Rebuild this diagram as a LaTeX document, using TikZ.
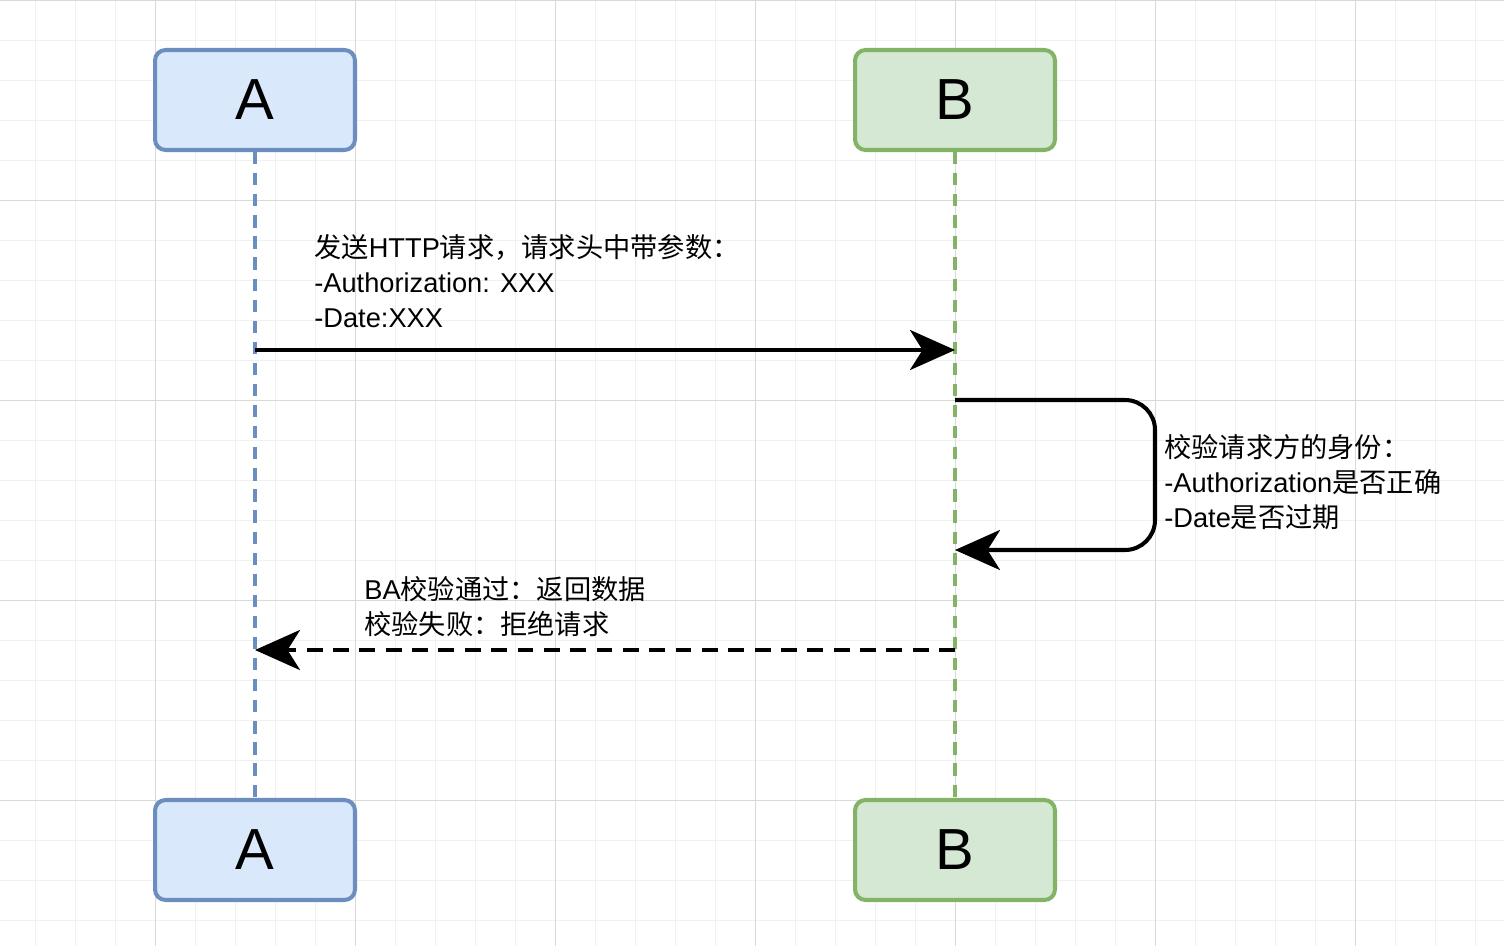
\documentclass[tikz,border=0pt]{standalone}
\usepackage{fontspec}
\setmainfont{Liberation Sans}
\newfontfamily\cjk{Noto Sans CJK SC}
\newcommand{\zh}[1]{{\cjk #1}}
\usetikzlibrary{arrows.meta}
\definecolor{bfill}{HTML}{DAE8FC}\definecolor{bline}{HTML}{6C8EBF}
\definecolor{gfill}{HTML}{D5E8D4}\definecolor{gline}{HTML}{82B366}
\begin{document}
\begin{tikzpicture}[x=0.02cm,y=-0.02cm,
 actA/.style={draw=bline,fill=bfill,line width=2.3pt,rounded corners=6pt,minimum width=4cm,minimum height=2cm,font=\fontsize{33}{33}\selectfont},
 actB/.style={actA,draw=gline,fill=gfill},
 life/.style={line width=1.8pt,dash pattern=on 7pt off 5pt},
 msg/.style={line width=2.3pt,-{Stealth[length=0.9cm,width=0.8cm,inset=0.25cm]}},
 lbl/.style={anchor=north west,align=left,inner sep=0pt,font=\fontsize{15.5}{20}\selectfont}]
\useasboundingbox (0,0) rectangle (1504,946);
\fill[white] (0,0) rectangle (1504,946);
\foreach \x in {-5,35,...,1504} \draw[black!6,line width=0.5pt] (\x,0)--(\x,946);
\foreach \y in {0,40,...,946} \draw[black!6,line width=0.5pt] (0,\y)--(1504,\y);
\foreach \x in {155,355,...,1504} \draw[black!15,line width=0.5pt] (\x,0)--(\x,946);
\foreach \y in {0,200,...,946} \draw[black!15,line width=0.5pt] (0,\y)--(1504,\y);
\node[actA] (a1) at (255,100) {A};
\node[actB] (b1) at (955,100) {B};
\node[actA] (a2) at (255,850) {A};
\node[actB] (b2) at (955,850) {B};
\draw[bline,life] (a1.south)--(a2.north);
\draw[gline,life] (b1.south)--(b2.north);
\coordinate (m1s) at (255,350); \coordinate (m1e) at (955,350);
\draw[msg] (m1s)--(m1e);
\node[lbl] (t1) at (314,234) {\zh{发送}HTTP\zh{请求，请求头中带参数：}\\-Authorization: XXX\\-Date:XXX};
\coordinate (s1) at (955,400); \coordinate (s2) at (955,550);
\draw[msg,rounded corners=0.6cm] (s1)--(1155,400)--(1155,550)--(s2);
\node[lbl] (t2) at (1164,434) {\zh{校验请求方的身份：}\\-Authorization\zh{是否正确}\\-Date\zh{是否过期}};
\coordinate (r1) at (955,650); \coordinate (r2) at (255,650);
\draw[msg,dash pattern=on 9pt off 6pt] (r1)--(r2);
\node[lbl] (t3) at (364,576) {BA\zh{校验通过：返回数据}\\\zh{校验失败：拒绝请求}};
\end{tikzpicture}
\end{document}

□ □ □ □ □ □ □

| Brief |
Without the pictures, repeat the listing above exactly.

| Correct output |
Rebuild this diagram as a LaTeX document, using TikZ.
\documentclass[tikz,border=0pt]{standalone}
\usepackage{fontspec}
\setmainfont{Liberation Sans}
\newfontfamily\cjk{Noto Sans CJK SC}
\newcommand{\zh}[1]{{\cjk #1}}
\usetikzlibrary{arrows.meta}
\definecolor{bfill}{HTML}{DAE8FC}\definecolor{bline}{HTML}{6C8EBF}
\definecolor{gfill}{HTML}{D5E8D4}\definecolor{gline}{HTML}{82B366}
\begin{document}
\begin{tikzpicture}[x=0.02cm,y=-0.02cm,
 actA/.style={draw=bline,fill=bfill,line width=2.3pt,rounded corners=6pt,minimum width=4cm,minimum height=2cm,font=\fontsize{33}{33}\selectfont},
 actB/.style={actA,draw=gline,fill=gfill},
 life/.style={line width=1.8pt,dash pattern=on 7pt off 5pt},
 msg/.style={line width=2.3pt,-{Stealth[length=0.9cm,width=0.8cm,inset=0.25cm]}},
 lbl/.style={anchor=north west,align=left,inner sep=0pt,font=\fontsize{15.5}{20}\selectfont}]
\useasboundingbox (0,0) rectangle (1504,946);
\fill[white] (0,0) rectangle (1504,946);
\foreach \x in {-5,35,...,1504} \draw[black!6,line width=0.5pt] (\x,0)--(\x,946);
\foreach \y in {0,40,...,946} \draw[black!6,line width=0.5pt] (0,\y)--(1504,\y);
\foreach \x in {155,355,...,1504} \draw[black!15,line width=0.5pt] (\x,0)--(\x,946);
\foreach \y in {0,200,...,946} \draw[black!15,line width=0.5pt] (0,\y)--(1504,\y);
\node[actA] (a1) at (255,100) {A};
\node[actB] (b1) at (955,100) {B};
\node[actA] (a2) at (255,850) {A};
\node[actB] (b2) at (955,850) {B};
\draw[bline,life] (a1.south)--(a2.north);
\draw[gline,life] (b1.south)--(b2.north);
\coordinate (m1s) at (255,350); \coordinate (m1e) at (955,350);
\draw[msg] (m1s)--(m1e);
\node[lbl] (t1) at (314,234) {\zh{发送}HTTP\zh{请求，请求头中带参数：}\\-Authorization: XXX\\-Date:XXX};
\coordinate (s1) at (955,400); \coordinate (s2) at (955,550);
\draw[msg,rounded corners=0.6cm] (s1)--(1155,400)--(1155,550)--(s2);
\node[lbl] (t2) at (1164,434) {\zh{校验请求方的身份：}\\-Authorization\zh{是否正确}\\-Date\zh{是否过期}};
\coordinate (r1) at (955,650); \coordinate (r2) at (255,650);
\draw[msg,dash pattern=on 9pt off 6pt] (r1)--(r2);
\node[lbl] (t3) at (364,576) {BA\zh{校验通过：返回数据}\\\zh{校验失败：拒绝请求}};
\end{tikzpicture}
\end{document}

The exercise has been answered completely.